Relations became so bad Nicholson said: "Everyone wanted to kill one another or put one another in institutions."

Hopper's famous lack of inhibition was always getting him into trouble. Orgies with 50 girls a night were quite common, as was his fondness for walking naked through town.

At the height of his depravity, he was involved in marathon sex sessions fuelled by a mixture of cocaine and heroin that he injected every 10 minutes.

When the Easy Rider crew moved to Taos, New Mexico, Hopper had everyone dropping LSD and hallucinating.

One girl who resembled Joan of Arc was chained to a post and narrowly avoided being set on fire. Another actor almost died when he took too many hallucinogenic peyote buds.
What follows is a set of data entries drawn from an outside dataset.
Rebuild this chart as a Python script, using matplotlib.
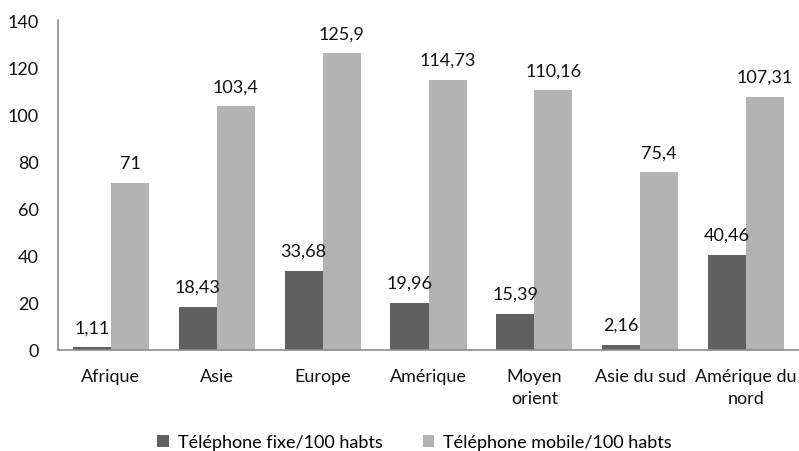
import matplotlib
matplotlib.use("Agg")
import matplotlib.pyplot as plt
import numpy as np

categories = ["Afrique", "Asie", "Europe", "Amérique", "Moyen\norient", "Asie du sud", "Amérique du\nnord"]
fixe = [1.11, 18.43, 33.68, 19.96, 15.39, 2.16, 40.46]
mobile = [71, 103.4, 125.9, 114.73, 110.16, 75.4, 107.31]
series_names = ["Téléphone fixe/100 habts", "Téléphone mobile/100 habts"]
yticks = [0, 20, 40, 60, 80, 100, 120, 140]

def fmt(v):
    s = f"{v:.2f}".rstrip("0").rstrip(".")
    return s.replace(".", ",")

plt.rcParams['font.family'] = ['Lato', 'DejaVu Sans']
FS = 13

fig = plt.figure(figsize=(7.99, 4.52), dpi=100)
ax = fig.add_axes([0.0726, 0.2235, 0.9274, 0.730])

x = np.arange(len(categories))
w = 0.36
c_dark = "#606060"
c_light = "#b3b3b3"
b1 = ax.bar(x - w/2, fixe, w, color=c_dark, label=series_names[0])
b2 = ax.bar(x + w/2, mobile, w, color=c_light, label=series_names[1])

for xi, v in zip(x - w/2, fixe):
    ax.text(xi, v + 8.5, fmt(v), ha="center", va="center", fontsize=FS, color="#111111")
for xi, v in zip(x + w/2, mobile):
    ax.text(xi, v + 8.5, fmt(v), ha="center", va="center", fontsize=FS, color="#111111")

ax.set_xlim(-0.5, len(categories) - 0.5)
ax.set_ylim(0, 140)
ax.set_yticks(yticks)
ax.set_yticklabels([str(t) for t in yticks], fontsize=FS)
ax.set_xticks(x)
ax.set_xticklabels(categories, fontsize=FS, linespacing=1.45)
ax.tick_params(axis="both", length=0, colors="#111111")
ax.tick_params(axis="y", pad=14)
ax.tick_params(axis="x", pad=13)
for s in ["top", "right"]:
    ax.spines[s].set_visible(False)
for s in ["left", "bottom"]:
    ax.spines[s].set_color("#8c8c8c")
    ax.spines[s].set_linewidth(1.2)

fig.legend(handles=[b1, b2], loc="center", bbox_to_anchor=(0.519, 0.02), ncol=2,
           frameon=False, fontsize=FS, handlelength=0.65, handleheight=0.65,
           columnspacing=2.2, handletextpad=0.5, borderpad=0)

fig.savefig("out.png", dpi=100)
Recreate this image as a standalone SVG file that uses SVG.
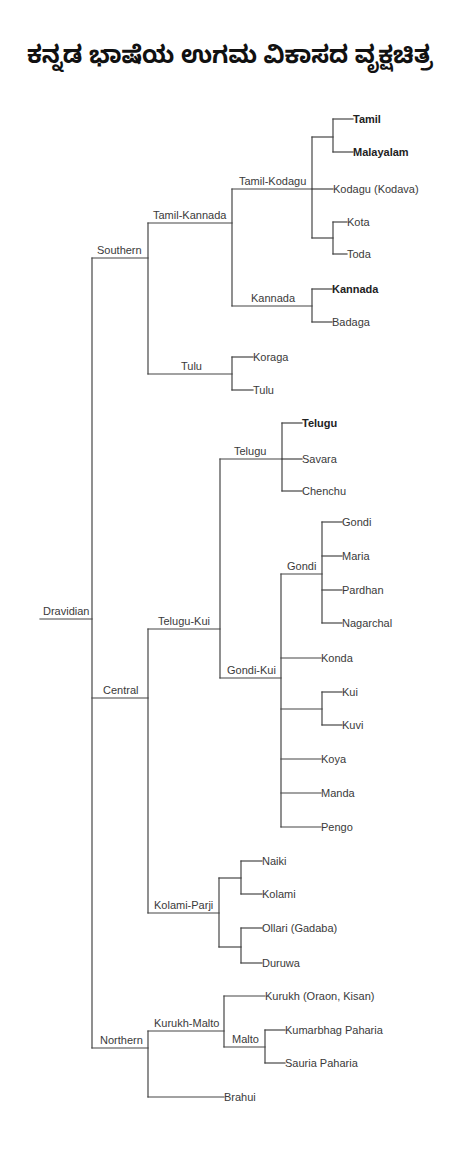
<svg xmlns="http://www.w3.org/2000/svg" width="458" height="1163" viewBox="0 0 458 1163">
<style>
  .bg { fill: #ffffff; }
  .title { font-family: "Noto Sans Kannada", "Noto Sans", sans-serif; font-weight: 700; font-size: 24px; fill: #111111; }
  .conn line { stroke: #454545; stroke-width: 1.2; stroke-linecap: square; }
  text.l { font-family: "Liberation Sans", Arial, sans-serif; font-size: 11px; fill: #3a3a3a; }
  text.b { font-weight: 700; fill: #222222; }
</style>
<rect class="bg" x="0" y="0" width="458" height="1163"/>
<text class="title" x="27" y="63" textLength="406" lengthAdjust="spacingAndGlyphs">ಕನ್ನಡ ಭಾಷೆಯ ಉಗಮ ವಿಕಾಸದ ವೃಕ್ಷಚಿತ್ರ</text>

<g id="connectors" class="conn">
  <line x1="40" y1="619" x2="92" y2="619"/>
  <line x1="92" y1="258" x2="92" y2="1048"/>
  <!-- Southern -->
  <line x1="92" y1="258" x2="148" y2="258"/>
  <line x1="148" y1="223" x2="148" y2="374"/>
  <line x1="148" y1="223" x2="232" y2="223"/>
  <line x1="232" y1="189" x2="232" y2="306"/>
  <line x1="232" y1="189" x2="312" y2="189"/>
  <line x1="312" y1="137" x2="312" y2="238"/>
  <line x1="312" y1="137" x2="333" y2="137"/>
  <line x1="333" y1="119" x2="333" y2="152"/>
  <line x1="333" y1="119" x2="353" y2="119"/>
  <line x1="333" y1="152" x2="353" y2="152"/>
  <line x1="312" y1="189" x2="333" y2="189"/>
  <line x1="312" y1="238" x2="333" y2="238"/>
  <line x1="333" y1="222" x2="333" y2="254"/>
  <line x1="333" y1="222" x2="347" y2="222"/>
  <line x1="333" y1="254" x2="347" y2="254"/>
  <line x1="232" y1="306" x2="312" y2="306"/>
  <line x1="312" y1="289" x2="312" y2="322"/>
  <line x1="312" y1="289" x2="332" y2="289"/>
  <line x1="312" y1="322" x2="332" y2="322"/>
  <line x1="148" y1="374" x2="232" y2="374"/>
  <line x1="232" y1="357" x2="232" y2="390"/>
  <line x1="232" y1="357" x2="253" y2="357"/>
  <line x1="232" y1="390" x2="253" y2="390"/>
  <!-- Central -->
  <line x1="92" y1="698" x2="148" y2="698"/>
  <line x1="148" y1="629" x2="148" y2="913"/>
  <line x1="148" y1="629" x2="220" y2="629"/>
  <line x1="220" y1="459" x2="220" y2="678"/>
  <line x1="220" y1="459" x2="282" y2="459"/>
  <line x1="282" y1="423" x2="282" y2="491"/>
  <line x1="282" y1="423" x2="302" y2="423"/>
  <line x1="282" y1="459" x2="302" y2="459"/>
  <line x1="282" y1="491" x2="302" y2="491"/>
  <line x1="220" y1="678" x2="281" y2="678"/>
  <line x1="281" y1="574" x2="281" y2="827"/>
  <line x1="281" y1="574" x2="322" y2="574"/>
  <line x1="322" y1="522" x2="322" y2="623"/>
  <line x1="322" y1="522" x2="342" y2="522"/>
  <line x1="322" y1="556" x2="342" y2="556"/>
  <line x1="322" y1="590" x2="342" y2="590"/>
  <line x1="322" y1="623" x2="342" y2="623"/>
  <line x1="281" y1="658" x2="321" y2="658"/>
  <line x1="281" y1="709" x2="322" y2="709"/>
  <line x1="322" y1="692" x2="322" y2="725"/>
  <line x1="322" y1="692" x2="342" y2="692"/>
  <line x1="322" y1="725" x2="342" y2="725"/>
  <line x1="281" y1="759" x2="321" y2="759"/>
  <line x1="281" y1="793" x2="321" y2="793"/>
  <line x1="281" y1="827" x2="321" y2="827"/>
  <line x1="148" y1="913" x2="219" y2="913"/>
  <line x1="219" y1="878" x2="219" y2="947"/>
  <line x1="219" y1="878" x2="241" y2="878"/>
  <line x1="241" y1="861" x2="241" y2="894"/>
  <line x1="241" y1="861" x2="262" y2="861"/>
  <line x1="241" y1="894" x2="262" y2="894"/>
  <line x1="219" y1="947" x2="241" y2="947"/>
  <line x1="241" y1="928" x2="241" y2="963"/>
  <line x1="241" y1="928" x2="262" y2="928"/>
  <line x1="241" y1="963" x2="262" y2="963"/>
  <!-- Northern -->
  <line x1="92" y1="1048" x2="148" y2="1048"/>
  <line x1="148" y1="1031" x2="148" y2="1097"/>
  <line x1="148" y1="1031" x2="224" y2="1031"/>
  <line x1="224" y1="996" x2="224" y2="1047"/>
  <line x1="224" y1="996" x2="265" y2="996"/>
  <line x1="224" y1="1047" x2="265" y2="1047"/>
  <line x1="265" y1="1030" x2="265" y2="1063"/>
  <line x1="265" y1="1030" x2="285" y2="1030"/>
  <line x1="265" y1="1063" x2="285" y2="1063"/>
  <line x1="148" y1="1097" x2="224" y2="1097"/>
</g>

<!-- branch labels -->
<g id="n-dravidian"><text class="l" x="43" y="615">Dravidian</text></g>
<g id="n-southern"><text class="l" x="97" y="254">Southern</text></g>
<g id="n-tamil-kannada"><text class="l" x="153" y="219">Tamil-Kannada</text></g>
<g id="n-tamil-kodagu"><text class="l" x="239" y="185">Tamil-Kodagu</text></g>
<g id="n-kannada-grp"><text class="l" x="251" y="302">Kannada</text></g>
<g id="n-tulu-grp"><text class="l" x="181" y="370">Tulu</text></g>
<g id="n-central"><text class="l" x="103" y="694">Central</text></g>
<g id="n-telugu-kui"><text class="l" x="158" y="625">Telugu-Kui</text></g>
<g id="n-telugu-grp"><text class="l" x="234" y="455">Telugu</text></g>
<g id="n-gondi-kui"><text class="l" x="227" y="674">Gondi-Kui</text></g>
<g id="n-gondi-grp"><text class="l" x="287" y="570">Gondi</text></g>
<g id="n-kolami-parji"><text class="l" x="154" y="909">Kolami-Parji</text></g>
<g id="n-northern"><text class="l" x="100" y="1044">Northern</text></g>
<g id="n-kurukh-malto"><text class="l" x="154" y="1027">Kurukh-Malto</text></g>
<g id="n-malto"><text class="l" x="232" y="1043">Malto</text></g>

<!-- leaves -->
<g id="n-tamil"><text class="l b" x="353" y="123">Tamil</text></g>
<g id="n-malayalam"><text class="l b" x="353" y="156">Malayalam</text></g>
<g id="n-kodagu"><text class="l" x="333" y="193">Kodagu (Kodava)</text></g>
<g id="n-kota"><text class="l" x="347" y="226">Kota</text></g>
<g id="n-toda"><text class="l" x="347" y="258">Toda</text></g>
<g id="n-kannada"><text class="l b" x="332" y="293">Kannada</text></g>
<g id="n-badaga"><text class="l" x="332" y="326">Badaga</text></g>
<g id="n-koraga"><text class="l" x="253" y="361">Koraga</text></g>
<g id="n-tulu"><text class="l" x="253" y="394">Tulu</text></g>
<g id="n-telugu"><text class="l b" x="302" y="427">Telugu</text></g>
<g id="n-savara"><text class="l" x="302" y="463">Savara</text></g>
<g id="n-chenchu"><text class="l" x="302" y="495">Chenchu</text></g>
<g id="n-gondi"><text class="l" x="342" y="526">Gondi</text></g>
<g id="n-maria"><text class="l" x="342" y="560">Maria</text></g>
<g id="n-pardhan"><text class="l" x="342" y="594">Pardhan</text></g>
<g id="n-nagarchal"><text class="l" x="342" y="627">Nagarchal</text></g>
<g id="n-konda"><text class="l" x="321" y="662">Konda</text></g>
<g id="n-kui"><text class="l" x="342" y="696">Kui</text></g>
<g id="n-kuvi"><text class="l" x="342" y="729">Kuvi</text></g>
<g id="n-koya"><text class="l" x="321" y="763">Koya</text></g>
<g id="n-manda"><text class="l" x="321" y="797">Manda</text></g>
<g id="n-pengo"><text class="l" x="321" y="831">Pengo</text></g>
<g id="n-naiki"><text class="l" x="262" y="865">Naiki</text></g>
<g id="n-kolami"><text class="l" x="262" y="898">Kolami</text></g>
<g id="n-ollari"><text class="l" x="262" y="932">Ollari (Gadaba)</text></g>
<g id="n-duruwa"><text class="l" x="262" y="967">Duruwa</text></g>
<g id="n-kurukh"><text class="l" x="265" y="1000">Kurukh (Oraon, Kisan)</text></g>
<g id="n-kumarbhag"><text class="l" x="285" y="1034">Kumarbhag Paharia</text></g>
<g id="n-sauria"><text class="l" x="285" y="1067">Sauria Paharia</text></g>
<g id="n-brahui"><text class="l" x="224" y="1101">Brahui</text></g>
</svg>
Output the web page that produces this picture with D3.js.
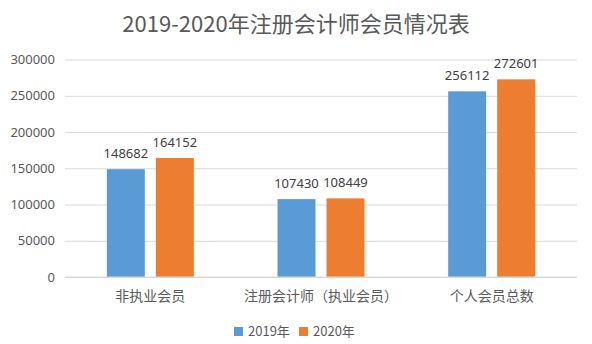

But Dennis's most memorable moment in Taos was when he married blonde Mamas And Papas singer Michelle Phillips, who happened to be visiting. The morning after the wedding, he woke up so stoned he didn't recognise his bride. The marriage lasted a week; Phillips has always said she divorced him because of his unnatural sexual demands.

Indeed, when he later tried to set up a hippy commune in Taos, the drug abuse and violence were so bad the locals ran him out of town.

Despite all this, Easy Rider was a phenomenal success, giving its leading men untold freedom to behave as they liked. Fonda, Nicholson and Hopper would congregate at a production company called BBS, where secretaries were hired for their skills in rolling and injecting drugs.

One story known to Hopper insiders concerns the ashes of the dead wife of a BBS executive, which were kept at headquarters in a gold dish. The doped-up stars were so used to inhaling anything they found in an open bowl that one day they snorted her ashes by mistake.

For the time being, though, Hopper could do no wrong. The studios threw money at him hoping he would make another masterpiece, and he came up with his next film, The Last Movie. It was a flop and Hopper did not direct anything for a decade. Within a year, he was in an institution, which probably saved his life.

"I always thought an artist was allowed to derange their senses any way they wanted, as long as they created," he said.

By the '80s, after falling off the wagon and indulging in another binge, things had once again got so bad, Dennis was known as The Menace. He was imprisoned in Mexico after being found naked wandering in a jungle and begging the police to shoot him. He reportedly spent time in seven different jails.

He was hospitalised for months in LA after he tried to clamber on to the wing of a moving plane. He claimed the drugs they gave him to bring him down gave him temporary Parkinson's disease, which brought him to his senses - and he gave up drinking in 1983.

Having failed at matrimony to two more actresses - which produced another daughter and a son - Hopper married Victoria in 1996 and appeared to calm down. Their daughter, Galen, was born in March 2003.

The wonder is that despite all this bad behaviour, Hopper has managed to make more than 80 films. No one has ever disputed that he is talented both as an actor and artist .

And until last year, he was still filming a TV series in the heat of the New Mexico desert - playing an aggressive, drug-fuelled and paranoid music producer, based on his friend, Phil Spector, who was recently jailed for shooting dead a woman.

While he is officially a reformed character, Hopper the hellraiser is still given to venting spleen in the most magnificent fashion - both on and off screen - if he doesn't get his own way.

His deathbed divorce is obviously a last act of defiance from one of Hollywood's greatest hellraisers.